Toss's Crypto Push: Tracking the Flow of Institutional Capital and Platform Liquidity


The regulatory floodgate has opened. South Korea's Financial Services Commission has finalized guidelines ending a nine-year ban on corporate crypto investment, marking a pivotal shift for the domestic market. This move directly enables a new, regulated flow of institutional capital to enter the ecosystem.
Under the new framework, eligible firms can invest up to 5% of their equity capital annually, targeting the top-20 cryptocurrencies by market capitalization. Approximately 3,500 entities-including publicly listed companies and professional investment firms-will gain market access once the rules take effect. Trading is expected to commence by year-end, with the formal guidelines set for release in the coming months.
This represents a direct liquidity injection for domestic platforms. The policy shift aims to counteract years of capital flight, where 76 trillion won ($52 billion) exited the market as traders sought offshore opportunities.
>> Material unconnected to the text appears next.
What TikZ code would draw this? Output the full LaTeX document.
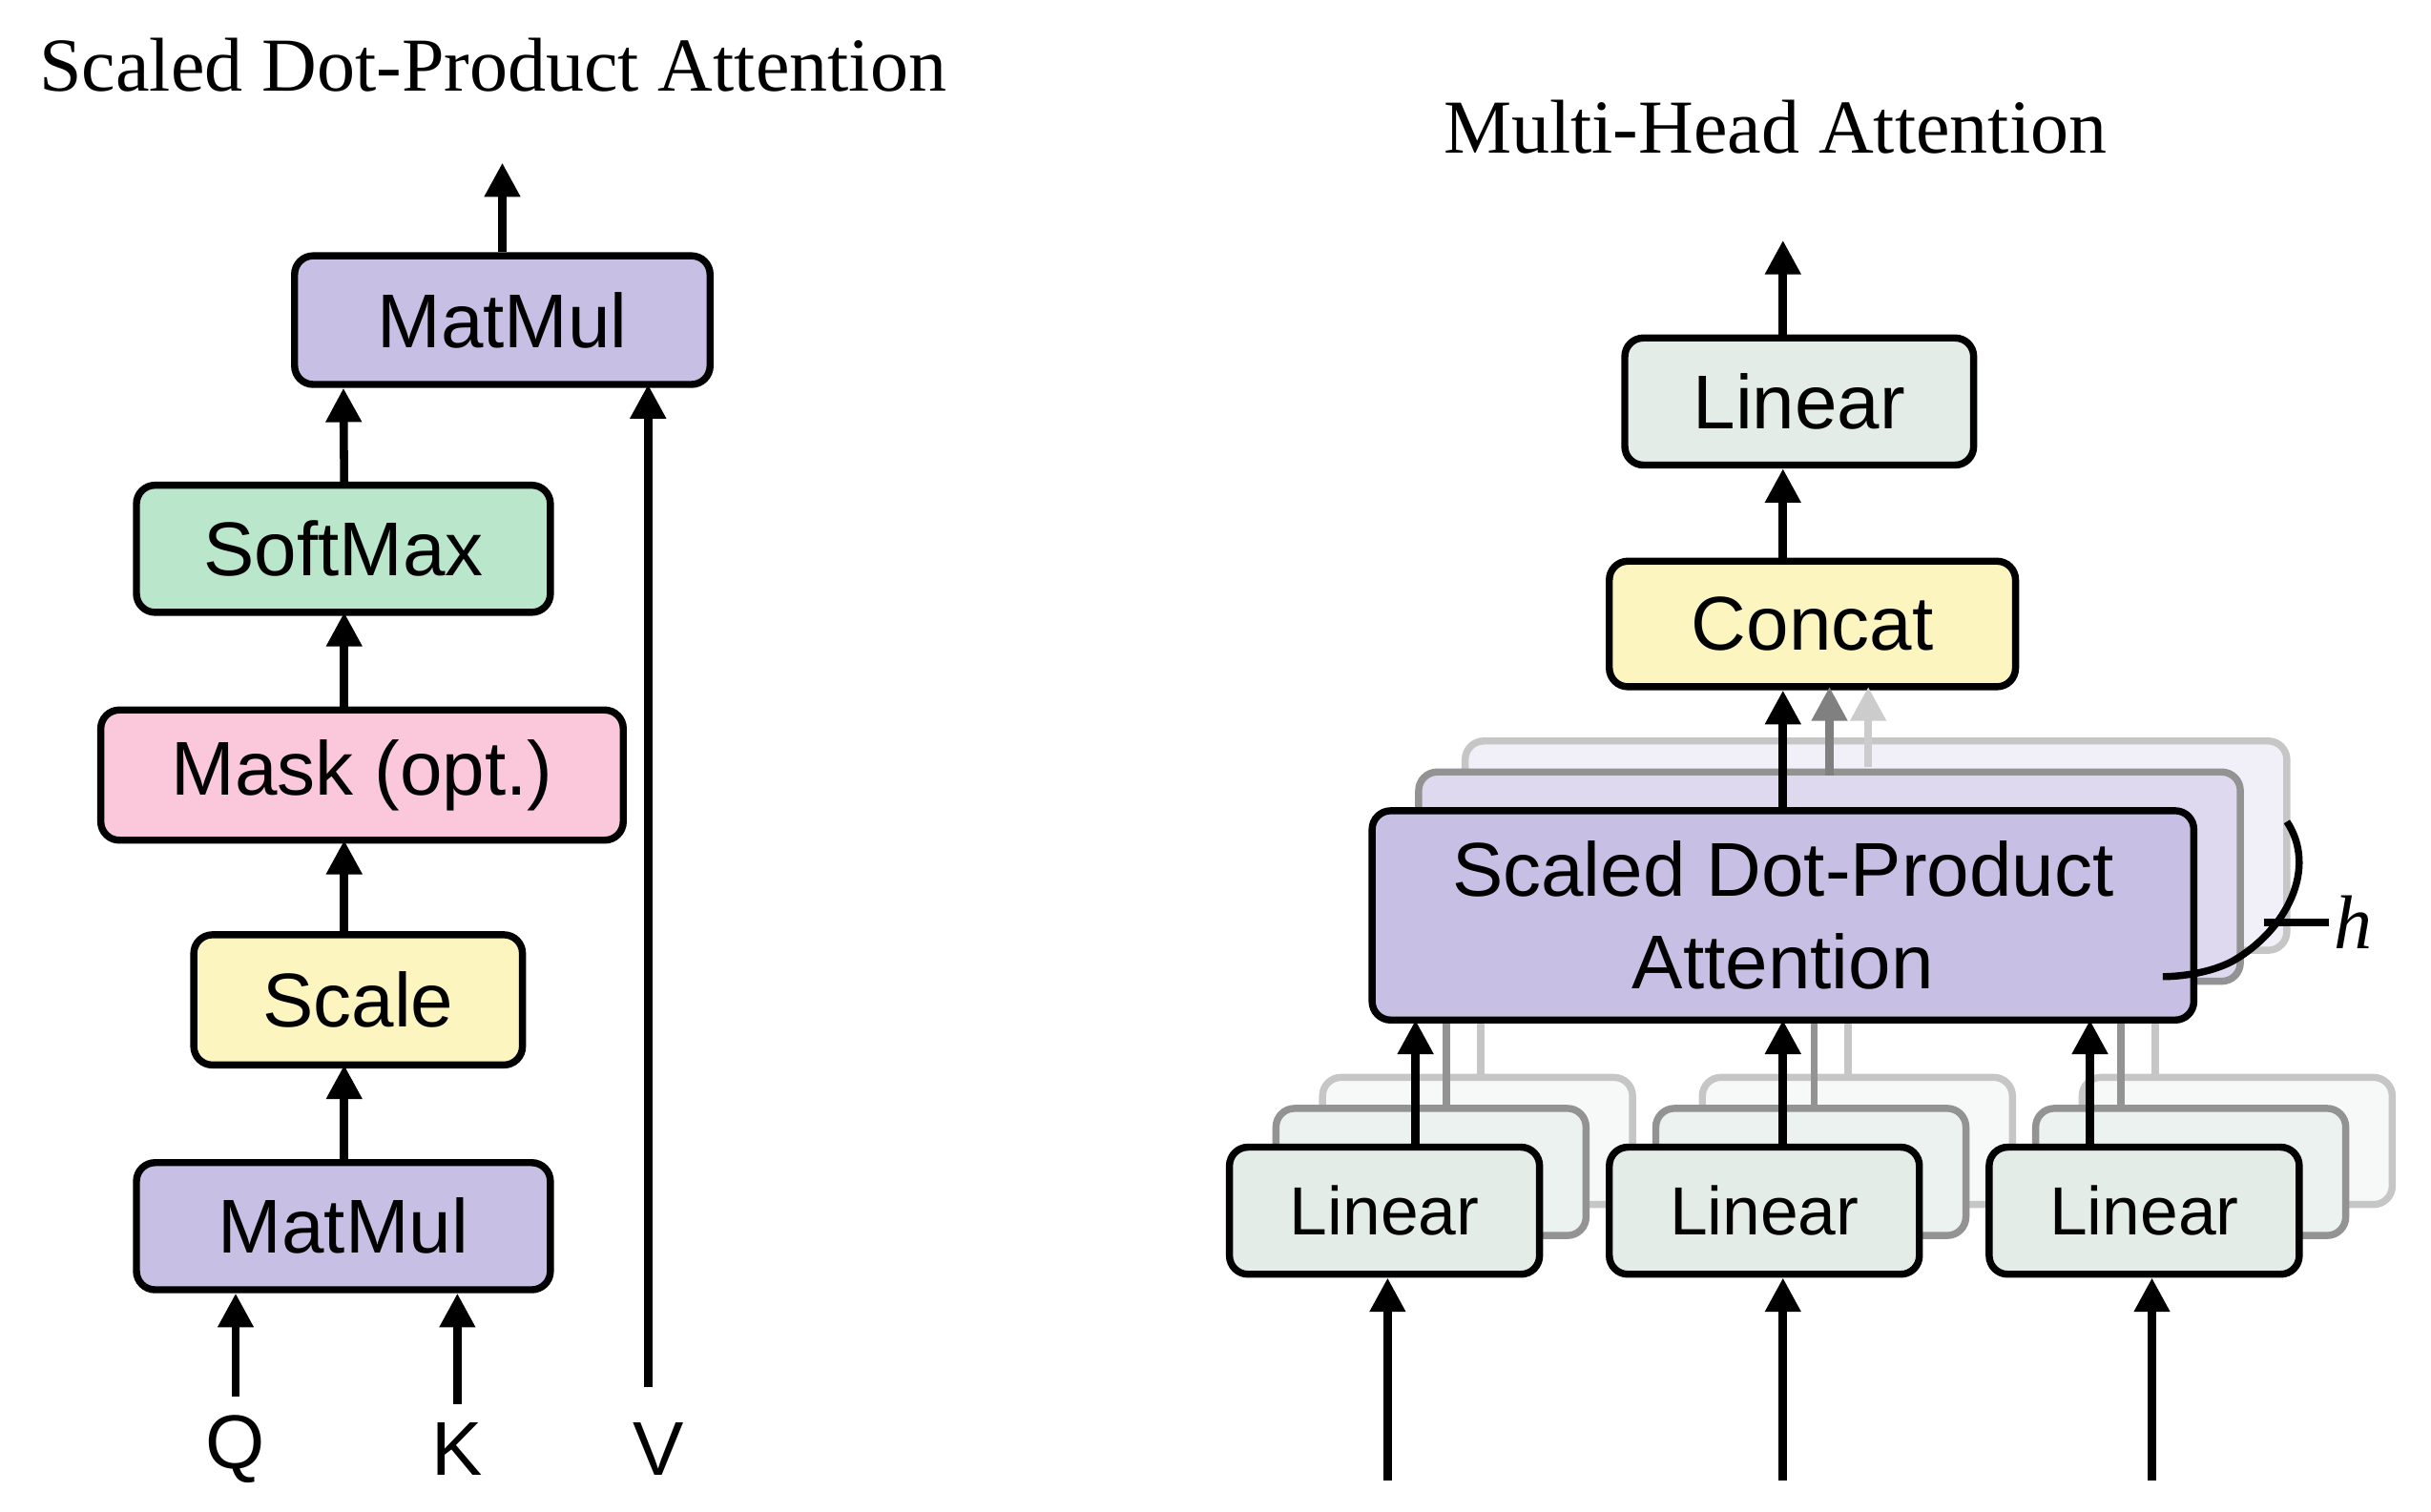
\documentclass[tikz,border=0pt]{standalone}
\usepackage{fontspec}
\setmainfont{Liberation Serif}
\setsansfont{Liberation Sans}
\usetikzlibrary{arrows.meta}
\definecolor{cpurple}{RGB}{200,192,228}
\definecolor{cgreen}{RGB}{186,230,204}
\definecolor{cpink}{RGB}{250,200,218}
\definecolor{cyellow}{RGB}{252,245,192}
\definecolor{clin}{RGB}{228,236,232}
\begin{document}
\begin{tikzpicture}[
  box/.style={draw, line width=1.3pt, rounded corners=0.12cm, font=\sffamily\fontsize{14}{16}\selectfont, inner sep=0pt},
  ghost/.style={draw=#1, line width=1.3pt, rounded corners=0.12cm},
  arr/.style={-{Triangle[length=0.22cm,width=0.22cm]}, line width=1.5pt},
  title/.style={font=\fontsize{14}{16}\selectfont}
]
\useasboundingbox (0,0) rectangle (15.68,-9.75);

% left: scaled dot-product attention
\node[title] (t1) at (3.18,-0.42) {Scaled Dot-Product Attention};
\node[box, fill=cpurple, minimum width=2.68cm, minimum height=0.83cm] (mm2) at (3.24,-2.065) {MatMul};
\node[box, fill=cgreen, minimum width=2.67cm, minimum height=0.82cm] (sm) at (2.215,-3.54) {SoftMax};
\node[box, fill=cpink, minimum width=3.37cm, minimum height=0.84cm] (mask) at (2.335,-5.0) {Mask (opt.)};
\node[box, fill=cyellow, minimum width=2.12cm, minimum height=0.84cm] (scale) at (2.31,-6.45) {Scale};
\node[box, fill=cpurple, minimum width=2.67cm, minimum height=0.82cm] (mm1) at (2.215,-7.91) {MatMul};
\node[font=\sffamily\fontsize{14}{16}\selectfont] (q) at (1.52,-9.35) {Q};
\node[font=\sffamily\fontsize{14}{16}\selectfont] (k) at (2.95,-9.35) {K};
\node[font=\sffamily\fontsize{14}{16}\selectfont] (v) at (4.25,-9.35) {V};
\coordinate (out1) at (3.24,-1.05);
\coordinate (vtop) at (4.18,-2.48);

\draw[arr] (mm2.north) -- (out1);
\draw[arr] (2.22,-3.13) -- (sm.north |- mm2.south);
\draw[arr] (2.22,-4.58) -- (2.22,-3.95);
\draw[arr] (2.22,-6.03) -- (2.22,-5.42);
\draw[arr] (2.22,-7.5) -- (2.22,-6.87);
\draw[arr] (q.north) -- (q.north |- mm1.south);
\draw[arr] (k.north) -- (k.north |- mm1.south);
\draw[arr] (4.18,-8.95) -- (vtop);

% right: multi-head attention
\node[title] (t2) at (11.45,-0.82) {Multi-Head Attention};
\node[box, fill=clin, minimum width=2.25cm, minimum height=0.82cm] (lin) at (11.605,-2.59) {Linear};
\node[box, fill=cyellow, minimum width=2.62cm, minimum height=0.81cm] (concat) at (11.69,-4.025) {Concat};

% stacked copies
\foreach \dx/\dy/\c/\d in {0.6/0.45/cpurple!25/gray!45, 0.3/0.25/cpurple!60/gray!85}{
  \draw[ghost=\d, fill=\c] (8.85+\dx,-6.58+\dy) rectangle (14.15+\dx,-5.23+\dy);
}
\foreach \x in {8.93,11.38,13.83}{
  \foreach \dx/\dy/\c/\d in {0.6/0.45/clin!30/gray!45, 0.3/0.25/clin!70/gray!85}{
    \draw[ghost=\d, fill=\c] (\x-1.0+\dx,-8.22+\dy) rectangle (\x+1.0+\dx,-7.4+\dy);
  }
}
\foreach \x in {9.13,11.5,13.48}{
  \draw[line width=1.3pt, gray!85] (\x+0.2,-7.15) -- (\x+0.2,-6.35);
  \draw[line width=1.3pt, gray!45] (\x+0.42,-6.95) -- (\x+0.42,-6.15);
}
\draw[arr, draw=gray!40] (12.05,-4.95) -- (12.05,-4.43);
\draw[arr, draw=gray] (11.8,-5.0) -- (11.8,-4.43);

\node[box, fill=cpurple, minimum width=5.3cm, minimum height=1.35cm, align=center, font=\sffamily\fontsize{14}{17}\selectfont] (sdpa) at (11.5,-5.905) {Scaled Dot-Product\\Attention};
\node[box, fill=clin, minimum width=2.0cm, minimum height=0.82cm, font=\sffamily\fontsize{12.5}{15}\selectfont] (l1) at (8.93,-7.81) {Linear};
\node[box, fill=clin, minimum width=2.0cm, minimum height=0.82cm, font=\sffamily\fontsize{12.5}{15}\selectfont] (l2) at (11.38,-7.81) {Linear};
\node[box, fill=clin, minimum width=2.0cm, minimum height=0.82cm, font=\sffamily\fontsize{12.5}{15}\selectfont] (l3) at (13.83,-7.81) {Linear};
\coordinate (out2) at (11.5,-1.55);
\coordinate (i1) at (8.95,-9.55);
\coordinate (i2) at (11.5,-9.55);
\coordinate (i3) at (13.88,-9.55);

\draw[arr] (lin.north -| out2) -- (out2);
\draw[arr] (concat.north -| out2) -- (lin.south -| out2);
\draw[arr] (sdpa.north) -- (sdpa.north |- concat.south);
\draw[arr] (9.13,-7.4) -- (9.13,-6.58);
\draw[arr] (11.5,-7.4) -- (11.5,-6.58);
\draw[arr] (13.48,-7.4) -- (13.48,-6.58);
\draw[arr] (i1) -- (i1 |- l1.south);
\draw[arr] (i2) -- (i2 |- l2.south);
\draw[arr] (i3) -- (i3 |- l3.south);

% h marker
\draw[line width=1.3pt] (14.75,-5.3) .. controls (14.95,-5.6) and (14.75,-6.0) .. (14.4,-6.2) .. controls (14.25,-6.28) and (14.05,-6.3) .. (13.95,-6.3);
\draw[line width=1.3pt] (14.6,-5.95) -- (15.02,-5.95);
\node[font=\itshape\fontsize{14}{16}\selectfont] (h) at (15.18,-5.95) {h};
\end{tikzpicture}
\end{document}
By channeling a portion of that institutional appetite back home, platforms like Toss stand to benefit from a surge in order flow and trading volume.
Toss's Liquidity Play: Stablecoin and Mainnet as Flow Engines
Toss is moving beyond simply capturing new institutional capital; it is building the dedicated infrastructure to route and profit from it. The company's announced plan to develop a won-backed stablecoin is the first critical engine. By aiming to be both an issuer and distributor, Toss positions itself to capture the flow of the 5% equity capital now permitted to enter crypto. This stablecoin would act as the on-ramp, converting institutional won into a regulated, low-volatility digital asset for trading and investment within its ecosystem.
Parallel to this, Toss is developing a proprietary Layer 1 blockchain network and native digital token. This mainnet is the underlying plumbing for its "Money 3.0" vision, designed to make money universal, programmable, and seamless. The goal is to create a high-performance, scalable layer for transactions and smart contracts, directly addressing the liquidity and speed bottlenecks that have hindered broader blockchain adoption. This infrastructure would allow Toss to offer native financial products and services, keeping transaction fees and data within its closed loop.
Together, these initiatives form a closed-loop liquidity play. The won-backed stablecoin provides the regulated, stable base layer for institutional capital. The proprietary mainnet and token then serve as the high-speed, low-cost engine for moving that capital around the platform, enabling new services like automated lending or cross-border payments. This integrated stack aims to convert the flood of new institutional money into sustained, high-margin platform activity and user lock-in.

Flow Metrics and Catalysts to Watch
The critical catalyst is timing. The corporate investment rules are expected to take effect by year-end, but the exact launch date for trading remains the first key metric. Until the FSC releases final guidelines, the flow of capital is on hold. The initial deployment of that 5% equity capital into the top-20 crypto list will be the first tangible test of the policy's impact.
For Toss to capture this flow, its own infrastructure must be ready. The company's progress on its won-backed stablecoin and proprietary Layer 1 blockchain network are non-negotiable prerequisites. Without these, it cannot act as the designated on-ramp and engine for institutional capital. Delays in the broader Digital Asset Basic Act have already stalled Toss's internal decision-making, making its development timeline a major uncertainty.
A regulatory wildcard is the inclusion of dollar-pegged stablecoins. The FSC is still discussing whether assets like Tether's USDT qualify as eligible investment targets. If excluded, it could limit the utility of won-backed stablecoins and force institutional capital into a narrower set of assets, potentially reducing overall platform liquidity. Monitoring the final rulebook for this clarification is essential.